2. **Analyzing how variables affect K:**
* **P (Product Price):** The problem states that the firm takes Y (quantity) as given. Since P is fixed and Y is given, P doesn't appear in our final formula for K. So, changes in P don't directly change the firm's choice of K *when Y is already fixed*.
* **Y (Output Quantity):** In our formula, K is directly proportional to Y. If Y increases, the firm needs to produce more output, so it will need to use more capital (K).
* **W (Wage):** If the wage (W) increases, labor becomes more expensive. To produce the same amount of output (Y), the firm will try to use relatively less of the expensive input (labor) and relatively more of the now comparatively cheaper input (capital). Our formula shows that if W goes up, K goes up.
* **$r_K$ (Rental Price of Capital):** If the rental price of capital ($r_K$) increases, capital becomes more expensive.
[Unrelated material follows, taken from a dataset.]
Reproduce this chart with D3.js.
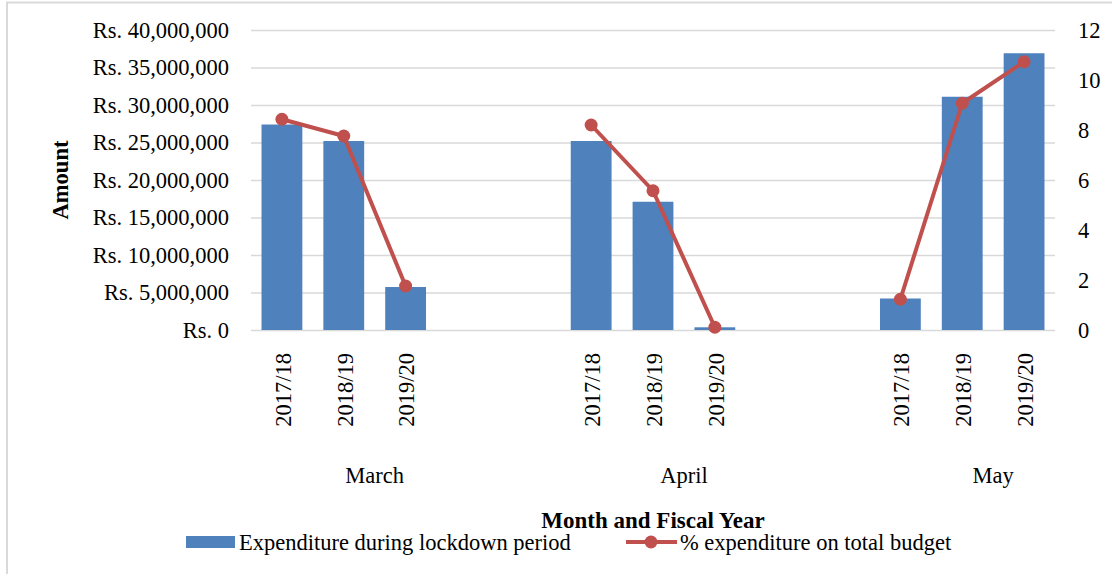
<!DOCTYPE html>
<html>
<head>
<meta charset="utf-8">
<script src="https://cdn.jsdelivr.net/npm/d3@7"></script>
<style>
  html, body { margin: 0; padding: 0; background: #fff; }
  svg { display: block; font-family: "Liberation Serif", "Times New Roman", serif; }
</style>
</head>
<body>
<div id="chart"></div>
<script>
// data
const months = ["March", "April", "May"];
const fiscalYears = ["2017/18", "2018/19", "2019/20"];
// expenditure during lockdown period (Rs.), one row per month
const expenditure = [
  [27400000, 25200000, 5730000],
  [25200000, 17100000, 360000],
  [4200000, 31100000, 36900000]
];
// % expenditure on total budget, one row per month
const pctBudget = [
  [8.43, 7.76, 1.76],
  [8.2, 5.57, 0.11],
  [1.23, 9.07, 10.73]
];
const amountTicks = [0, 5000000, 10000000, 15000000, 20000000, 25000000, 30000000, 35000000, 40000000];
const pctTicks = [0, 2, 4, 6, 8, 10, 12];
const gapsBetweenMonths = 2;

let width = 1112, height = 574;
let plot = {left: 251, right: 1055, top: 30, bottom: 330};
let barColor = "#4f81bd", lineColor = "#c0504d", gridColor = "#d9d9d9";
let fontSize = "22.5px";

// category slots: 3 years per month, with blank slots between months
let slots = [];
months.forEach((m, mi) => {
  fiscalYears.forEach(fy => slots.push(m + "|" + fy));
  if (mi < months.length - 1) {
    for (let g = 0; g < gapsBetweenMonths; g++) slots.push("gap" + mi + "_" + g);
  }
});

let rows = [];
months.forEach((m, mi) => {
  fiscalYears.forEach((fy, fi) => {
    rows.push({month: m, fy: fy, key: m + "|" + fy, amount: expenditure[mi][fi], pct: pctBudget[mi][fi]});
  });
});

let x = d3.scaleBand()
  .domain(slots)
  .range([plot.left, plot.right])
  .paddingInner(0.34)
  .paddingOuter(0.17);

let yLeft = d3.scaleLinear().domain([0, 40000000]).range([plot.bottom, plot.top]);
let yRight = d3.scaleLinear().domain([0, 12]).range([plot.bottom, plot.top]);

let svg = d3.select("#chart").append("svg")
  .attr("width", width)
  .attr("height", height);

svg.append("rect").attr("width", width).attr("height", height).attr("fill", "#fff");

// frame (only the left and top edges are visible)
svg.append("path")
  .attr("d", `M7,${height} V2.5 H${width}`)
  .attr("fill", "none")
  .attr("stroke", gridColor)
  .attr("stroke-width", 2);

// left axis with gridlines
let axeLeft = d3.axisLeft(yLeft)
  .tickValues(amountTicks)
  .tickSizeInner(-(plot.right - plot.left))
  .tickSizeOuter(0)
  .tickPadding(22)
  .tickFormat(d => "Rs. " + d3.format(",")(d));

let gLeft = svg.append("g")
  .attr("transform", `translate(${plot.left},0)`)
  .call(axeLeft);
gLeft.select(".domain").remove();
gLeft.selectAll(".tick line").attr("stroke", gridColor).attr("stroke-width", 1.3);
gLeft.selectAll(".tick text")
  .attr("fill", "#000")
  .style("font-size", fontSize)
  .style("font-family", "Liberation Serif, serif");

// right axis
let axeRight = d3.axisRight(yRight)
  .tickValues(pctTicks)
  .tickSize(0)
  .tickPadding(23);

let gRight = svg.append("g")
  .attr("transform", `translate(${plot.right},0)`)
  .call(axeRight);
gRight.select(".domain").remove();
gRight.selectAll(".tick text")
  .attr("fill", "#000")
  .style("font-size", fontSize)
  .style("font-family", "Liberation Serif, serif");

// bars
svg.selectAll("rect.bar")
  .data(rows)
  .enter()
  .append("rect")
    .attr("class", "bar")
    .attr("x", d => x(d.key))
    .attr("y", d => yLeft(d.amount))
    .attr("width", x.bandwidth())
    .attr("height", d => yLeft(0) - yLeft(d.amount))
    .attr("fill", barColor);

// line, broken between months
let line = d3.line()
  .x(d => x(d.key) + x.bandwidth() / 2)
  .y(d => yRight(d.pct));

months.forEach(m => {
  let seg = rows.filter(r => r.month === m);
  svg.append("path")
    .datum(seg)
    .attr("d", line)
    .attr("fill", "none")
    .attr("stroke", lineColor)
    .attr("stroke-width", 4)
    .attr("stroke-linejoin", "round");
});

svg.selectAll("circle.pt")
  .data(rows)
  .enter()
  .append("circle")
    .attr("class", "pt")
    .attr("cx", d => x(d.key) + x.bandwidth() / 2)
    .attr("cy", d => yRight(d.pct))
    .attr("r", 6.5)
    .attr("fill", lineColor);

// fiscal year labels (rotated)
svg.selectAll("text.fy")
  .data(rows)
  .enter()
  .append("text")
    .attr("class", "fy")
    .attr("transform", d => `translate(${x(d.key) + x.bandwidth() / 2 + 1},353) rotate(-90)`)
    .attr("text-anchor", "end")
    .attr("dy", "0.35em")
    .style("font-size", fontSize)
    .text(d => d.fy);

// month labels
svg.selectAll("text.month")
  .data(months)
  .enter()
  .append("text")
    .attr("class", "month")
    .attr("x", m => x(m + "|" + fiscalYears[0]) + x.bandwidth() / 2 + 1.5 * x.step())
    .attr("y", 483)
    .attr("text-anchor", "middle")
    .style("font-size", fontSize)
    .text(m => m);

// axis titles
svg.append("text")
  .attr("transform", "translate(68,180) rotate(-90)")
  .attr("text-anchor", "middle")
  .style("font-size", fontSize)
  .style("font-weight", "bold")
  .text("Amount");

svg.append("text")
  .attr("x", (plot.left + plot.right) / 2)
  .attr("y", 528)
  .attr("text-anchor", "middle")
  .style("font-size", "23px")
  .style("font-weight", "bold")
  .text("Month and Fiscal Year");

// legend
let legend = svg.append("g");
legend.append("rect")
  .attr("x", 186).attr("y", 536)
  .attr("width", 49).attr("height", 12)
  .attr("fill", barColor);
legend.append("text")
  .attr("x", 239).attr("y", 550)
  .style("font-size", fontSize)
  .text("Expenditure during lockdown period");

legend.append("line")
  .attr("x1", 626).attr("x2", 677)
  .attr("y1", 542).attr("y2", 542)
  .attr("stroke", lineColor)
  .attr("stroke-width", 4);
legend.append("circle")
  .attr("cx", 651).attr("cy", 542)
  .attr("r", 6.5)
  .attr("fill", lineColor);
legend.append("text")
  .attr("x", 680).attr("y", 550)
  .style("font-size", fontSize)
  .text("% expenditure on total budget");
</script>
</body>
</html>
To produce the same output (Y), the firm will substitute away from the more expensive capital towards the relatively cheaper labor. Our formula shows that if $r_K$ goes up (since it's in the denominator of the term that's raised to a positive power), K goes down.